Accounts Receivable (AR) represents a fundamental mechanism for tracking revenue where cash payment has not yet been received. This figure quantifies the money customers owe a business for goods or services that have already been delivered. Understanding where this asset sits on the financial statements is critical for assessing a company’s short-term liquidity.
The classification of AR dictates how investors and creditors gauge the company’s ability to meet its immediate obligations. This financial component is one of the most liquid assets a company holds outside of its immediate cash reserves.
Accounts Receivable originates exclusively from sales made on credit terms, establishing a short-term, legally enforceable claim against the purchaser. Standard credit terms might be “1/10 Net 30,” meaning the customer can take a 1% discount if they pay within 10 days, otherwise, the net amount is due within 30 days. This mechanism differs substantially from Notes Receivable, which is a formal, written promise to pay a specific sum.
Notes Receivable typically includes an explicit interest rate and often extends over a period longer than one year. Accounts Receivable is generally supported only by the sales invoice and delivery confirmation, representing a less formal credit arrangement.
This claim is classified as a Current Asset on a company’s balance sheet. This designation applies to any asset expected to be converted into cash within one year or within the normal operating cycle of the business.

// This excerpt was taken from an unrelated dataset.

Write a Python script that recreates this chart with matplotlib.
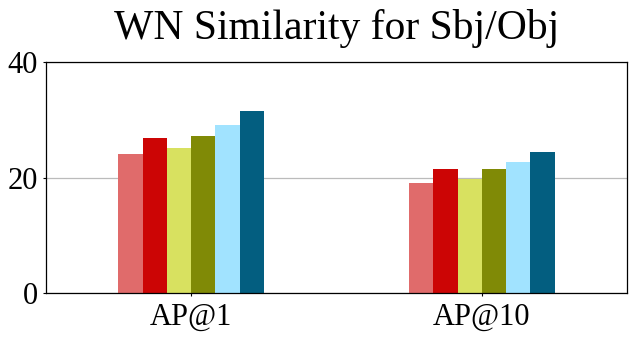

Since most AR balances are collected within 30 to 90 days, they easily meet this short-term liquidity threshold.
The classification as a Current Asset places Accounts Receivable high on the balance sheet hierarchy. It typically appears immediately after the most liquid assets, such as Cash and Cash Equivalents and Short-Term Marketable Securities. This positioning signals the company’s ability to quickly access funds necessary to cover current liabilities.
If the collection period for a specific AR balance exceeds one year, it must be reclassified as a Non-Current Asset.
A distinction exists between trade and non-trade receivables, though both generally fall under the Current Asset umbrella. Trade Receivables result directly from core business operations, such as selling goods or providing services to external customers. These accounts represent the primary source of operational cash inflow.
Non-Trade Receivables arise from transactions outside the company’s main line of business. Examples include loans made to employees, estimated tax refunds due from the IRS, or insurance claims not yet paid. While both types are collectible, they are often reported separately in the financial statement notes to give stakeholders a clearer view of performance.
Accounts Receivable is not reported on the balance sheet at its gross, nominal value because not every dollar will be successfully collected. Standard accounting practice requires that the asset be stated at its Net Realizable Value (NRV). The NRV is the gross amount of accounts receivable less the estimated portion that the company expects to be uncollectible.
This adjustment is recorded using a contra-asset account called the Allowance for Doubtful Accounts. The company estimates this allowance based on historical loss rates, aging schedules, and current economic conditions.
Estimation methods often involve applying a percentage, such as 1.5% to 3% of total credit sales or the outstanding AR balance. Reporting AR at NRV ensures adherence to the conservatism principle. This prevents the overstatement of current assets and inflated assessment of liquidity.